We are given an equation that describes a straight line: `nx + 7 = 4y`. We are told that this line has a "slope" of 2. The slope tells us how steep the line is. Our goal is to find the value of 'n' that makes the line have this specific steepness.

**step2** Preparing the Equation to Find the Slope

To easily find the slope of a line from its equation, we need to rearrange it into a standard form where 'y' is by itself on one side. This standard form looks like: `y = (slope) multiplied by x + (a constant number)`.
Let's start with our given equation:
`nx + 7 = 4y`
It's usually easier if the 'y' term is on the left side, so let's swap the sides of the equation:
`4y = nx + 7`

**step3** Isolating 'y'

Currently, 'y' is being multiplied by 4. To get 'y' by itself, we need to perform the opposite operation, which is dividing by 4. We must divide every part on the other side of the equation by 4.
So, we divide 'nx' by 4, and we also divide '7' by 4:
$$y = \frac{n}{4}x + \frac{7}{4}$$

**step4** Identifying the Slope from the Equation

Now that our equation is in the form `y = (slope) multiplied by x + (a constant number)`, we can clearly see what the slope is.
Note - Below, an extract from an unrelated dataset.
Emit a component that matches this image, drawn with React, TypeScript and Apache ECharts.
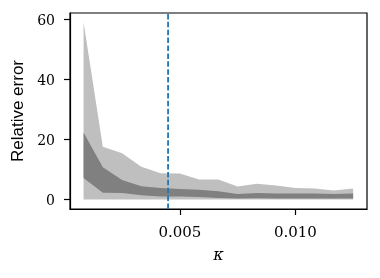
import React, { useEffect, useRef } from "react";
import * as echarts from "echarts";

const kappa = [0.000833, 0.001667, 0.0025, 0.003333, 0.004167, 0.005, 0.005833, 0.006667, 0.0075, 0.008333, 0.009167, 0.01, 0.010833, 0.011667, 0.0125];
const lightLow = [0.1, 0.05, 0.05, 0.05, 0.05, 0.05, 0.05, 0.05, 0.05, 0.05, 0.05, 0.05, 0.05, 0.05, 0.05];
const lightHigh = [59.1, 17.6, 15.5, 11.0, 8.8, 8.7, 6.7, 6.7, 4.4, 5.3, 4.7, 3.9, 3.7, 3.1, 3.7];
const darkLow = [7.2, 2.3, 2.2, 1.5, 1.1, 1.1, 0.9, 0.6, 0.4, 0.5, 0.4, 0.4, 0.4, 0.4, 0.4];
const darkHigh = [22.4, 10.8, 6.6, 4.5, 3.9, 3.6, 3.3, 2.8, 1.9, 2.2, 2.1, 2.1, 2.1, 1.9, 2.1];
const xTicks = [0.005, 0.01];
const yTicks = [0, 20, 40, 60];
const threshold = 0.00449;
const X_MIN = 0.000246;
const X_MAX = 0.0131;
const Y_MIN = -3.1;
const Y_MAX = 62.2;

const LIGHT = "#bfbfbf";
const DARK = "#808080";

function band(name: string, low: number[], high: number[], color: string, z: number) {
  return {
    type: "custom" as const,
    name,
    z,
    silent: true,
    data: kappa.map((k, i) => [k, low[i], high[i]]),
    encode: { x: 0, y: [1, 2] },
    renderItem: (params: any, api: any) => {
      if (params.dataIndex !== 0) return null;
      const top = kappa.map((k, i) => api.coord([k, high[i]]));
      const bot = kappa.map((k, i) => api.coord([k, low[i]])).reverse();
      return {
        type: "polygon",
        shape: { points: top.concat(bot) },
        style: { fill: color, stroke: null },
      };
    },
  };
}

export default function App() {
  const ref = useRef<HTMLDivElement>(null);
  useEffect(() => {
    if (!ref.current) return;
    const chart = echarts.init(ref.current, null, { renderer: "svg" });
    chart.setOption({
      animation: false,
      grid: {
        left: 70,
        right: 13,
        top: 13,
        bottom: 69,
        show: true,
        borderColor: "#000",
        borderWidth: 1.2,
        backgroundColor: "transparent",
      },
      xAxis: {
        type: "value",
        min: X_MIN,
        max: X_MAX,
        splitLine: { show: false },
        axisLine: { show: true, onZero: false, lineStyle: { color: "#000", width: 1.2 } },
        axisTick: { show: true, customValues: xTicks, length: 6, lineStyle: { color: "#000", width: 1.2 } },
        axisLabel: {
          customValues: xTicks,
          formatter: (v: number) => v.toFixed(3),
          color: "#000",
          fontFamily: "DejaVu Serif",
          fontSize: 15,
          margin: 15,
        },
        name: "κ",
        nameLocation: "middle",
        nameGap: 37,
        nameTextStyle: { color: "#000", fontFamily: "DejaVu Serif", fontStyle: "italic", fontSize: 16 },
      },
      yAxis: {
        type: "value",
        min: Y_MIN,
        max: Y_MAX,
        splitLine: { show: false },
        axisLine: { show: true, onZero: false, lineStyle: { color: "#000", width: 1.2 } },
        axisTick: { show: true, customValues: yTicks, length: 6, lineStyle: { color: "#000", width: 1.2 } },
        axisLabel: {
          customValues: yTicks,
          color: "#000",
          fontFamily: "DejaVu Serif",
          fontSize: 14,
          margin: 15,
        },
        name: "Relative error",
        nameLocation: "middle",
        nameRotate: 90,
        nameGap: 41,
        nameTextStyle: { color: "#000", fontFamily: "Liberation Sans", fontSize: 17 },
      },
      series: [
        band("range", lightLow, lightHigh, LIGHT, 2),
        band("iqr", darkLow, darkHigh, DARK, 3),
        {
          type: "line",
          name: "threshold",
          z: 4,
          silent: true,
          symbol: "none",
          showSymbol: false,
          data: [[threshold, Y_MIN], [threshold, Y_MAX]],
          lineStyle: { color: "#1f77b4", width: 1.8, type: [5.5, 2.4] },
        },
      ],
    });
    return () => chart.dispose();
  }, []);
  return <div ref={ref} style={{ position: "fixed", left: 0, top: 0, width: 380, height: 278 }} />;
}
The slope is always the number that is multiplying 'x'.
In our rearranged equation, the part that multiplies 'x' is `n divided by 4` (which can be written as $$\frac{n}{4}$$).

**step5** Calculating the Value of 'n'

We know from the problem that the slope of the line must be 2. And from our rearrangement, we found that the slope is `n divided by 4`.
So, we can set these two equal to each other:
$$\frac{n}{4} = 2$$
To find 'n', we need to undo the division by 4. The opposite of dividing by 4 is multiplying by 4. We multiply both sides of the equation by 4:
$$n = 2 \times 4$$
$$n = 8$$
Therefore, the value of 'n' that gives a line with a slope of 2 is 8.